Question

In the nuclear fusion reaction \( 4^1H + 2e^- \to 2v + 6\gamma + \), what is the missing product?

• A. \( 3_2 He, 0.42 \, \text{MeV} \)
• B. \( 4_2 He, 22.86 \, \text{MeV} \)
• C. \( 4_2 He, 26.7 \, \text{MeV} \)
• D. \( 3_2 He, 5.49 \, \text{MeV} \)

Hint:

In fusion reactions, the energy released depends on the mass difference between the reactants and products. The mass defect is converted into energy, following \( E = mc^2 \).

Answer 1

The Correct Option is C

Step 1: Understanding the nuclear fusion reaction.
In nuclear fusion reactions, when hydrogen nuclei fuse, the product is typically a helium nucleus and energy.

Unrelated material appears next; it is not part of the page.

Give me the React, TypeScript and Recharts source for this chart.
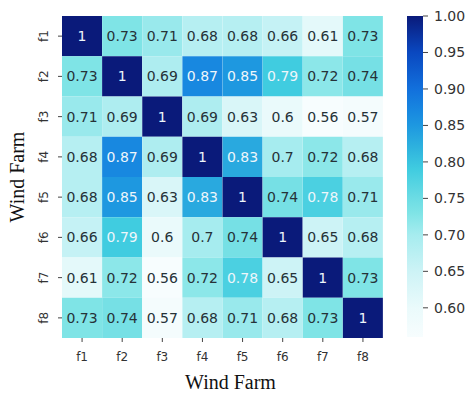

The missing product is the helium nucleus (\( 4_2 He \)) with a specific energy value.
Step 2: Applying the known energy values.
The energy released during the fusion of hydrogen atoms to form helium in this reaction is known to be approximately \( 26.7 \, \text{MeV} \).
Step 3: Conclusion.
The correct answer is (C) \( 4_2 He, 26.7 \, \text{MeV} \).